WHEN HE BORROWED FIVE CENTS.
“I remember, as if it were yesterday,” said Sir Thomas, “how utterly hopeless my financial condition seemed to be when I was a boy of fifteen in New York. I had run away from home to see the world. My experiences were anything but pleasant, without work as I was, a stranger in a great city. I got used to living on a few cents a day, but when it came to such a pinch that I couldn’t buy a five-cent stamp to carry a letter to the old folks in Glasgow, I very nearly gave up. I really think that decided me to go back. It accentuated my homesickness. I thought of the prodigal son. I borrowed five cents for that letter, and resolved to get back as soon as a chance offered. I can tell you I was glad when I once more set foot on the other side.

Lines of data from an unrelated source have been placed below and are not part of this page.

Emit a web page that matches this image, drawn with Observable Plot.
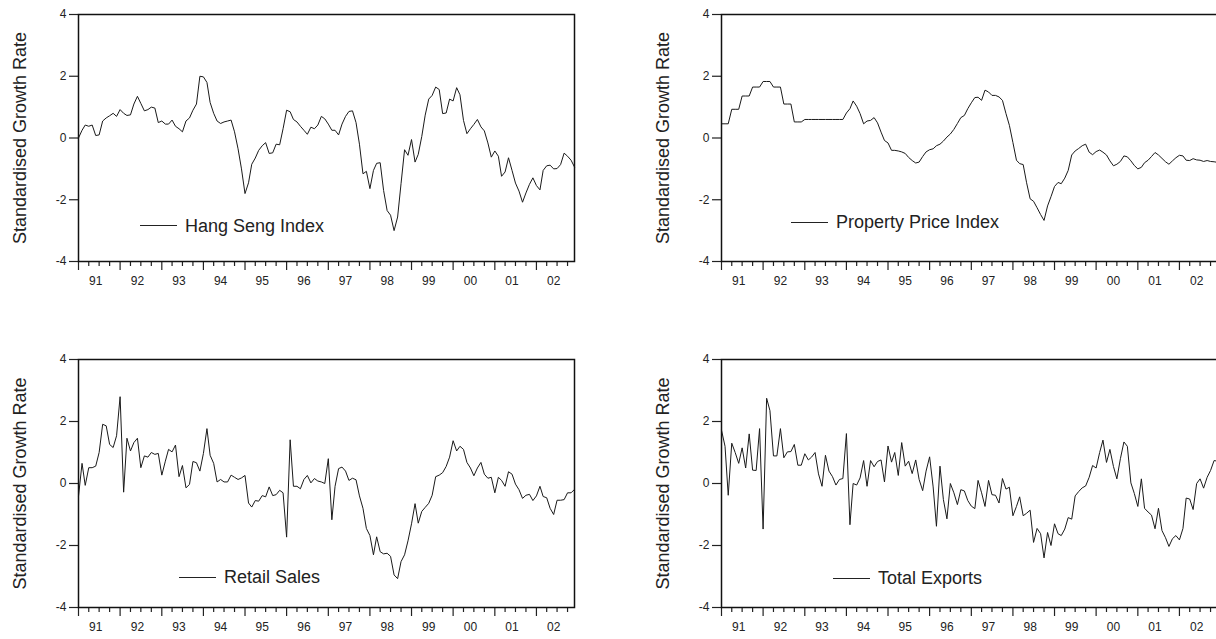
<!DOCTYPE html>
<html><head><meta charset="utf-8">
<script src="https://cdn.jsdelivr.net/npm/d3@7"></script>
<script src="https://cdn.jsdelivr.net/npm/@observablehq/plot@0.6"></script>
<style>
html,body{margin:0;padding:0;background:#fff;overflow:hidden;}
#root{position:relative;width:1216px;height:639px;overflow:hidden;font-family:"Liberation Sans",Arial,Helvetica,sans-serif;}
.panel{position:absolute;}
.legend{position:absolute;display:flex;align-items:center;height:20px;line-height:20px;font-size:18px;color:#222;white-space:nowrap;}
.legend .sw{display:inline-block;width:37px;height:0;border-top:1.3px solid #222;margin-right:8px;}
</style></head><body><div id="root"></div>
<script>
// ---- data (monthly, 1991M01 - 2002M12) ----
const startYear = 1991;
const years = [1991,1992,1993,1994,1995,1996,1997,1998,1999,2000,2001,2002];
const yTicks = [-4,-2,0,2,4];
const yTitle = "Standardised Growth Rate";
const seriesNames = ["Hang Seng Index","Property Price Index","Retail Sales","Total Exports"];

const hangSeng = [
 0.0,0.25,0.42,0.38,0.42,0.08,0.1,0.55,0.65,0.72,
 0.8,0.7,0.92,0.8,0.73,0.75,1.1,1.35,1.12,0.88,
 0.92,1.0,0.97,0.5,0.55,0.45,0.45,0.58,0.38,0.3,
 0.2,0.55,0.65,0.9,1.1,2.0,1.98,1.8,1.15,0.8,
 0.55,0.47,0.52,0.55,0.58,0.2,-0.35,-1.0,-1.8,-1.45,
 -0.85,-0.65,-0.4,-0.25,-0.15,-0.5,-0.48,-0.2,-0.22,0.3,
 0.9,0.85,0.6,0.52,0.38,0.25,0.12,0.35,0.3,0.42,
 0.7,0.62,0.45,0.25,0.25,0.1,0.45,0.7,0.86,0.88,
 0.5,-0.2,-1.16,-1.08,-1.64,-1.05,-0.82,-0.8,-1.7,-2.35,
 -2.5,-3.0,-2.56,-1.48,-0.38,-0.56,-0.05,-0.78,-0.53,0.05,
 0.74,1.26,1.38,1.65,1.57,0.79,0.81,1.26,1.2,1.63,
 1.4,0.57,0.14,0.3,0.44,0.6,0.36,0.23,-0.16,-0.62,
 -0.42,-0.59,-1.24,-1.1,-0.64,-1.05,-1.46,-1.72,-2.08,-1.78,
 -1.5,-1.29,-1.54,-1.68,-1.05,-0.9,-0.88,-1.0,-0.99,-0.86,
 -0.49,-0.59,-0.72,-0.94
];
const propertyPrice = [
 0.46,0.46,0.46,0.93,0.93,0.93,1.36,1.36,1.36,1.65,
 1.65,1.65,1.83,1.83,1.83,1.65,1.65,1.65,1.1,1.1,
 1.1,0.52,0.52,0.52,0.6,0.6,0.6,0.6,0.6,0.6,
 0.6,0.6,0.6,0.6,0.6,0.6,0.81,0.95,1.2,1.03,
 0.79,0.46,0.55,0.57,0.66,0.49,0.19,-0.08,-0.16,-0.4,
 -0.4,-0.42,-0.45,-0.5,-0.63,-0.73,-0.81,-0.78,-0.6,-0.45,
 -0.38,-0.35,-0.25,-0.2,-0.1,0.03,0.13,0.28,0.47,0.66,
 0.73,0.95,1.14,1.31,1.32,1.22,1.55,1.49,1.38,1.38,
 1.33,1.22,0.79,0.41,-0.15,-0.72,-0.83,-0.86,-1.45,-1.97,
 -2.05,-2.26,-2.48,-2.67,-2.2,-1.9,-1.57,-1.44,-1.48,-1.3,
 -1.05,-0.55,-0.42,-0.34,-0.25,-0.2,-0.46,-0.54,-0.44,-0.39,
 -0.46,-0.55,-0.74,-0.9,-0.85,-0.76,-0.58,-0.61,-0.74,-0.89,
 -1.0,-0.95,-0.8,-0.72,-0.6,-0.47,-0.55,-0.66,-0.77,-0.85,
 -0.74,-0.64,-0.56,-0.58,-0.72,-0.73,-0.67,-0.71,-0.72,-0.76,
 -0.73,-0.76,-0.77,-0.79
];
const retailSales = [
 -0.41,0.65,-0.06,0.51,0.51,0.56,1.0,1.91,1.86,1.26,
 1.16,1.54,2.8,-0.28,1.46,1.05,1.32,1.46,0.51,0.89,
 0.85,1.0,0.94,0.97,0.27,0.72,1.1,1.02,1.24,0.22,
 0.58,-0.14,-0.03,0.71,0.67,0.4,0.97,1.77,0.91,0.65,
 0.05,0.13,0.05,0.05,0.27,0.2,0.13,0.18,0.26,-0.63,
 -0.76,-0.55,-0.57,-0.39,-0.43,-0.11,-0.39,-0.36,-0.22,-0.3,
 -1.73,1.41,-0.09,-0.09,-0.17,0.13,0.26,0.02,0.16,0.08,
 0.05,0.0,0.8,-1.17,-0.09,0.48,0.53,0.4,0.1,0.17,
 0.12,-0.4,-0.8,-1.45,-1.68,-2.3,-1.72,-2.2,-2.27,-2.25,
 -2.35,-2.95,-3.07,-2.52,-2.3,-1.85,-1.3,-0.65,-1.28,-0.9,
 -0.77,-0.64,-0.38,0.22,0.27,0.35,0.55,0.85,1.38,1.05,
 1.2,1.1,0.68,0.5,0.25,0.5,0.68,0.3,0.17,0.2,
 -0.3,0.2,0.1,-0.09,0.38,0.3,-0.02,-0.2,-0.48,-0.38,
 -0.35,-0.55,-0.4,-0.09,-0.42,-0.46,-0.8,-1.0,-0.54,-0.54,
 -0.52,-0.3,-0.3,-0.19
];
const totalExports = [
 1.72,1.2,-0.38,1.3,1.0,0.65,1.15,0.5,1.6,0.43,
 0.42,1.77,-1.47,2.75,2.35,0.89,0.89,1.77,0.83,1.02,
 1.03,1.26,0.59,0.59,0.96,0.76,0.85,1.0,0.31,-0.09,
 0.91,0.4,0.22,-0.05,0.13,0.16,1.61,-1.33,0.0,-0.05,
 0.18,0.74,-0.09,0.74,0.54,0.71,0.76,0.05,1.21,0.69,
 1.0,0.26,1.32,0.56,0.72,0.32,0.76,0.13,-0.23,0.4,
 0.86,-0.11,-1.38,0.56,-0.52,-1.14,0.0,-0.3,-0.68,-0.2,
 -0.24,-0.55,-0.73,-0.81,0.1,-0.3,-0.74,0.1,-0.36,-0.38,
 -0.63,0.16,-0.18,-0.12,-1.04,-0.74,-0.43,-1.04,-0.96,-0.86,
 -1.9,-1.45,-1.62,-2.4,-1.58,-2.0,-1.3,-1.62,-1.68,-1.47,
 -1.1,-1.15,-0.4,-0.26,-0.14,-0.08,0.2,0.58,0.5,1.0,
 1.4,0.68,1.1,0.55,0.15,0.8,1.34,1.2,0.02,-0.32,
 -0.74,0.15,-0.8,-0.92,-1.02,-1.46,-0.8,-1.52,-1.75,-2.03,
 -1.78,-1.68,-1.82,-1.45,-0.47,-0.5,-0.84,0.0,0.15,-0.15,
 0.2,0.42,0.74,0.72
];

// ---- layout ----
const FONT = '"Liberation Sans", Arial, Helvetica, sans-serif';
const root = document.getElementById("root");
const xStart = new Date(Date.UTC(startYear, 0, 1));
const xEnd = new Date(Date.UTC(startYear, hangSeng.length - 1, 1));
const yearTicks = years.map(y => new Date(Date.UTC(y, 0, 1)));
const quarterTicks = years.flatMap(y => [3, 6, 9].map(m => new Date(Date.UTC(y, m, 1))));
const labelTicks = years.map(y => new Date(Date.UTC(y, 5, 1)));

function panel(values, name, box, legendPos) {
  const data = values.map((v, i) => ({date: new Date(Date.UTC(startYear, i, 1)), value: v}));
  const chart = Plot.plot({
    width: box.width, height: box.height,
    marginLeft: box.ml, marginRight: box.mr, marginTop: box.mt, marginBottom: box.mb,
    style: {fontFamily: FONT, color: "#222", background: "transparent", overflow: "visible"},
    x: {type: "utc", domain: [xStart, xEnd]},
    y: {domain: [-4, 4]},
    marks: [
      Plot.line(data, {x: "date", y: "value", stroke: "#1a1a1a", strokeWidth: 1}),
      Plot.axisX(yearTicks, {anchor: "bottom", tickSize: 9, tickFormat: () => "", label: null, strokeWidth: 1.2}),
      Plot.axisX(quarterTicks, {anchor: "bottom", tickSize: 5, tickFormat: () => "", label: null, strokeWidth: 1.2}),
      Plot.axisX(labelTicks, {anchor: "bottom", tickSize: 0, tickPadding: 15, fontSize: 12,
        tickFormat: d => String(d.getUTCFullYear()).slice(2), label: null}),
      Plot.axisY(yTicks, {anchor: "left", tickSize: 9, tickPadding: 3, fontSize: 12,
        tickFormat: d => String(d), label: null, strokeWidth: 1.2}),
      Plot.text([yTitle], {text: d => d, frameAnchor: "left", dx: -58, rotate: -90,
        textAnchor: "middle", lineAnchor: "middle", fontSize: 18, fill: "#222"}),
      Plot.frame({stroke: "#111", strokeWidth: 1.5})
    ]
  });
  chart.classList.add("panel");
  chart.style.left = box.left + "px";
  chart.style.top = box.top + "px";
  root.appendChild(chart);

  const lg = document.createElement("div");
  lg.className = "legend";
  lg.style.left = legendPos[0] + "px";
  lg.style.top = legendPos[1] + "px";
  const sw = document.createElement("span");
  sw.className = "sw";
  const tx = document.createElement("span");
  tx.textContent = name;
  lg.appendChild(sw); lg.appendChild(tx);
  root.appendChild(lg);
}

const leftTop = {left: 0, top: 0, width: 600, height: 300, ml: 78, mr: 26, mt: 14, mb: 39};
const rightTop = {left: 608, top: 0, width: 610, height: 300, ml: 113, mr: 1, mt: 14, mb: 39};
const leftBot = {left: 0, top: 345, width: 600, height: 294, ml: 78, mr: 26, mt: 14, mb: 32};
const rightBot = {left: 608, top: 345, width: 610, height: 294, ml: 113, mr: 1, mt: 14, mb: 32};

panel(hangSeng, seriesNames[0], leftTop, [140, 215.5]);
panel(propertyPrice, seriesNames[1], rightTop, [791, 212]);
panel(retailSales, seriesNames[2], leftBot, [179, 567]);
panel(totalExports, seriesNames[3], rightBot, [833, 568]);
</script></body></html>
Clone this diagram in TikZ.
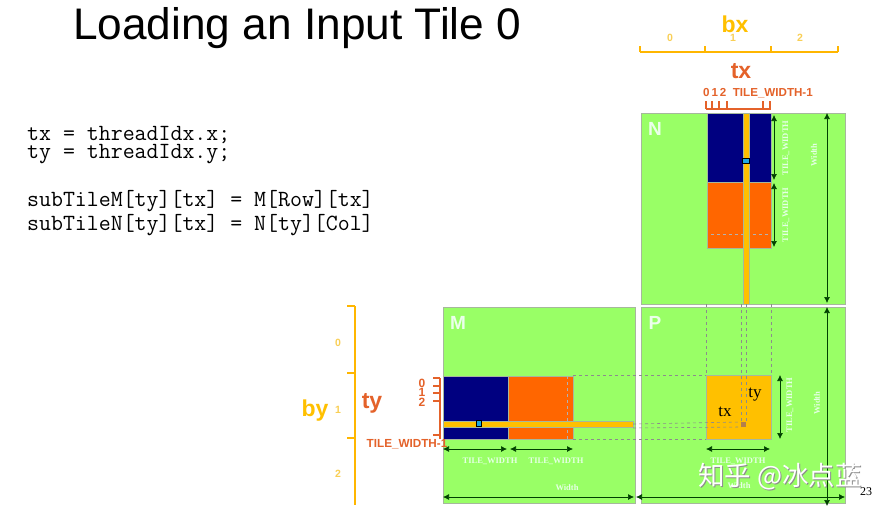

I had refrained from telling my people how hard up I had been. This was largely a matter of pride with me, but another consideration was their feelings. I would do anything rather than distress them. So I stepped up, on my arrival, as jauntily as you ever saw a lad, and when a proposition was made to me by my father, soon after my home-coming, to set me up in a small grocery, I jumped at the chance.”
“Was that the beginning of your fortune?”
“Yes. I made money from the start. I put in practice what I had seen abroad,—such as displaying goods attractively in windows, keeping the place as neat as a pin, and waiting personally on my customers. Every dollar that I earned I saved,—not that I really loved money myself. That was not my inspiration,—it was my father and mother.”